Modupe Oshikoya

Personal information
- Born: 2 May 1954 (age 72) Lagos, Nigeria
- Education: Methodist Girls' High School, Yaba, Lagos, Nigeria

Medal record
Women's athletics
Representing Nigeria
Commonwealth Games
| Gold medal – first place | 1974 Christchurch | Long jump |
| Silver medal – second place | 1974 Christchurch | Pentathlon |
| Bronze medal – third place | 1974 Christchurch | 100m hurdles |
All-Africa Games
| Gold medal – first place | 1973 Lagos | 100 m hurdles |
| Gold medal – first place | 1973 Lagos | High jump |
| Gold medal – first place | 1973 Lagos | Long jump |
| Gold medal – first place | 1978 Algiers | High jump |
| Gold medal – first place | 1978 Algiers | Long jump |

= Modupe Oshikoya =

Nigerian athlete

Modupe Oshikoya (born 2 May 1954) is a former female track and field athlete from Nigeria, who competed in the women's sprint and long jump events during her career.
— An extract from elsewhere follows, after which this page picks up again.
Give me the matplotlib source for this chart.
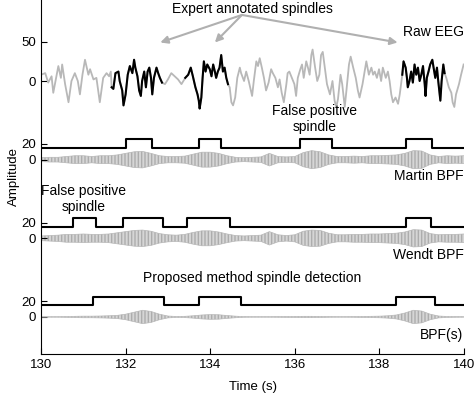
import numpy as np
import matplotlib
matplotlib.use("Agg")
import matplotlib.pyplot as plt

plt.rcParams['font.family'] = ['Liberation Sans', 'DejaVu Sans']
plt.rcParams['hatch.linewidth'] = 1.0

# 生のEEG（読み取り値）
raw_t = [130.00, 130.10, 130.17, 130.25, 130.29, 130.37, 130.41, 130.47, 130.50, 130.57,
         130.65, 130.69, 130.72, 130.80, 130.87, 130.92, 130.98, 131.04, 131.12, 131.16,
         131.24, 131.31, 131.35, 131.39, 131.47, 131.55, 131.61, 131.65, 131.67, 131.71,
         131.76, 131.83, 131.86, 131.92, 131.95, 132.00, 132.05, 132.10, 132.16, 132.20,
         132.23, 132.28, 132.32, 132.36, 132.39, 132.44, 132.48, 132.52, 132.56, 132.60,
         132.63, 132.67, 132.73, 132.77, 132.81, 132.86, 132.93, 133.00, 133.08, 133.16,
         133.24, 133.32, 133.41, 133.48, 133.54, 133.59, 133.65, 133.70, 133.73, 133.75,
         133.79, 133.82, 133.85, 133.89, 133.93, 133.99, 134.03, 134.07, 134.11, 134.14,
         134.18, 134.22, 134.26, 134.30, 134.34, 134.38, 134.42, 134.46, 134.50, 134.54,
         134.59, 134.64, 134.70, 134.73, 134.80, 134.85, 134.91, 134.99, 135.03, 135.09,
         135.13, 135.17, 135.22, 135.27, 135.32, 135.38, 135.44, 135.48, 135.54, 135.60,
         135.64, 135.69, 135.74, 135.80, 135.83, 135.87, 135.93, 135.99, 136.03, 136.07,
         136.13, 136.17, 136.21, 136.27, 136.31, 136.35, 136.39, 136.42, 136.48, 136.53,
         136.58, 136.62, 136.66, 136.71, 136.76, 136.83, 136.89, 136.94, 136.98, 137.02,
         137.08, 137.12, 137.18, 137.22, 137.28, 137.32, 137.38, 137.44, 137.49, 137.53,
         137.60, 137.65, 137.69, 137.75, 137.81, 137.85, 137.89, 137.94, 137.99, 138.04,
         138.08, 138.15, 138.20, 138.24, 138.28, 138.32, 138.38, 138.44, 138.48, 138.52,
         138.54, 138.57, 138.62, 138.65, 138.67, 138.71, 138.75, 138.79, 138.83, 138.87,
         138.91, 138.95, 138.99, 139.03, 139.07, 139.09, 139.12, 139.16, 139.20, 139.25,
         139.28, 139.32, 139.36, 139.39, 139.44, 139.47, 139.51, 139.54, 139.58, 139.64,
         139.70, 139.73, 139.77, 139.81, 139.88, 139.93, 139.99]
raw_v = [8, 10, -2, 6, -15, 8, 19, 4, 21, -4,
         -27, -12, 0, 10, 0, -17, 8, 27, 8, 15,
         2, 4, -12, -27, 4, 10, 6, 12, -8, -10,
         10, 12, 0, -12, -31, -17, 8, 19, 10, 27,
         17, 6, -12, -19, 0, 12, -8, 12, 17, 4,
         -17, 4, 17, 10, 4, -2, -4, 2, 10, 6,
         2, -4, 4, 8, 17, 6, -8, -17, -25, -35,
         -21, 4, 25, 12, 21, 15, 6, 21, 12, 4,
         12, 17, 33, 12, 17, 4, -4, -8, -27, -31,
         -21, 4, 17, 10, 0, 12, 0, -19, 0, 25,
         19, 29, 17, 4, -12, -2, 15, 10, 4, -8,
         2, -15, -27, -4, 10, 12, 4, -4, -19, 4,
         15, 21, 4, 25, 17, 8, 33, 40, 17, 0,
         8, 33, 37, 17, -4, -17, 0, -25, -33, -23,
         8, -4, -33, -12, 21, 31, 17, 4, -12, -21,
         -4, 12, 25, 8, 17, 8, 12, 4, 15, 0,
         17, 4, 12, 0, -17, -27, -21, -29, -17, 0,
         8, 25, 17, 4, -8, 0, 12, -2, 21, 8,
         17, 0, 8, 19, -4, -19, 4, 12, 21, 27,
         17, 4, 17, 0, -25, 0, 21, 10, 4, -8,
         -15, -27, -33, -17, -4, 8, 21]

# 専門家がアノテーションした紡錘波区間
expert = [(131.67, 132.86), (133.41, 134.42), (138.54, 139.54)]

# 各手法の検出区間
martin_det = [(132.00, 132.63), (133.73, 134.25), (136.12, 136.87), (138.62, 139.25)]
wendt_det = [(130.76, 131.30), (131.93, 132.88), (133.46, 134.47), (138.62, 139.23)]
proposed_det = [(131.22, 132.91), (133.74, 134.72), (138.40, 139.32)]

# BPF出力の包絡線（0.2秒ごと, 読み取り値）
env_t = [130.0 + 0.2 * i for i in range(51)]
martin_env = [2.5, 3, 3, 4, 5, 5, 4, 5, 5, 6,
              8, 10, 10.5, 8, 5, 4, 4, 4.5, 7, 9.5,
              9.5, 8, 5, 3, 2.5, 3, 3.5, 8, 4, 3.5,
              4, 9, 11.5, 10, 6, 4, 4, 4.5, 4, 5,
              5, 5.5, 6, 8, 11.5, 11, 6, 4, 5, 4.5, 5]
wendt_env = [3, 3.5, 4, 5, 5, 5.5, 5, 5, 5.5, 7,
             8.5, 10, 10.5, 9, 6, 4.5, 4, 5, 7.5, 9.5,
             9.5, 8, 5.5, 3.5, 3, 3.5, 4, 8.5, 4.5, 3.5,
             4.5, 9, 10.5, 10, 6.5, 4.5, 4.5, 5, 5, 5.5,
             5.5, 6, 6.5, 8, 11, 10.5, 6, 4.5, 5, 5, 5.5]
proposed_env = [0.3, 0.3, 0.3, 0.5, 0.8, 1, 1, 1.2, 1.5, 2,
                3.5, 6, 8.5, 7, 3.5, 1.2, 0.6, 0.8, 1.5, 2.5,
                3, 2.8, 1.8, 1, 0.4, 0.3, 0.3, 0.3, 0.4, 0.5,
                0.6, 0.8, 0.8, 0.6, 0.4, 0.3, 0.3, 0.4, 0.6, 0.8,
                1, 1.5, 2.5, 5, 8.5, 7.5, 3.5, 1.2, 0.6, 0.4, 0.3]

# 各トレースのオフセット
off_raw, off_martin, off_wendt, off_prop = 347, 247, 147, 47
low, high = 15, 26
gray = '#b8b8b8'


def square_wave(intervals, base):
    xs = [130.0]
    ys = [base + low]
    for s, e in intervals:
        xs += [s, s, e, e]
        ys += [base + low, base + high, base + high, base + low]
    xs.append(140.0)
    ys.append(base + low)
    return xs, ys


fig = plt.figure(figsize=(4.74, 3.95), dpi=100)
ax = fig.add_axes([0.0865, 0.104, 0.8925, 0.896])

# 生EEG
rt = np.array(raw_t)
rv = np.array(raw_v) + off_raw
ax.plot(rt, rv, color=gray, lw=1.3)
for s, e in expert:
    m = (rt >= s) & (rt <= e)
    ax.plot(rt[m], rv[m], color='k', lw=1.5)

# BPF出力（縦縞で振動を表現）
et = np.array(env_t)
for env, off in [(martin_env, off_martin), (wendt_env, off_wendt), (proposed_env, off_prop)]:
    env = np.array(env)
    ax.fill_between(et, off - env, off + env, facecolor='#d6d6d6', edgecolor='#adadad',
                    hatch='|||||', lw=0.0)
    ax.plot(et, off + env, color=gray, lw=0.5)
    ax.plot(et, off - env, color=gray, lw=0.5)

# 検出結果
for det, off in [(martin_det, off_martin), (wendt_det, off_wendt), (proposed_det, off_prop)]:
    xs, ys = square_wave(det, off)
    ax.plot(xs, ys, color='k', lw=1.5)

# 注釈
fs = 10
ax.text(135.0, 438, 'Expert annotated spindles', ha='center', va='center', fontsize=fs)
arrow = dict(arrowstyle='-|>', color='#b0b0b0', lw=1.5, mutation_scale=11, shrinkA=0, shrinkB=0)
for tx, ty in [(132.82, 396), (134.11, 396), (138.43, 396)]:
    ax.annotate('', xy=(tx, ty), xytext=(134.75, 431), arrowprops=arrow)
ax.text(139.99, 409, 'Raw EEG', ha='right', va='center', fontsize=fs)
ax.text(136.47, 299, 'False positive\nspindle', ha='center', va='center', fontsize=fs, linespacing=1.15)
ax.text(139.99, 226, 'Martin BPF', ha='right', va='center', fontsize=fs)
ax.text(131.0, 197, 'False positive\nspindle', ha='center', va='center', fontsize=fs, linespacing=1.15)
ax.text(139.99, 126, 'Wendt BPF', ha='right', va='center', fontsize=fs)
ax.text(135.0, 97, 'Proposed method spindle detection', ha='center', va='center', fontsize=fs)
ax.text(139.99, 24, 'BPF(s)', ha='right', va='center', fontsize=fs)

ax.set_xlim(130, 140)
ax.set_ylim(0, 450)
ax.set_xticks(range(130, 141, 2))
ax.set_yticks([off_prop, off_prop + 20, off_wendt, off_wendt + 20,
               off_martin, off_martin + 20, off_raw, off_raw + 50])
ax.set_yticklabels(['0', '20', '0', '20', '0', '20', '0', '50'])
ax.tick_params(direction='in', labelsize=9.5, length=4)
ax.spines['top'].set_visible(False)
ax.spines['right'].set_visible(False)
ax.set_xlabel('Time (s)', fontsize=9.5, labelpad=7)
ax.set_ylabel('Amplitude', fontsize=9.5, labelpad=1)

fig.savefig('out.png', dpi=100)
She is a one-time Olympian (1972), and also competed in the heptathlon. Oshikoya won a total number of five gold medals at the All-Africa Games (1973 and 1978). Oshikoya competed and won Gold for her University in the US, UCLA in the 100 meters, the Long Jump, 100 meters hurdles and the hepthatlon at the NCAA championships in 1982.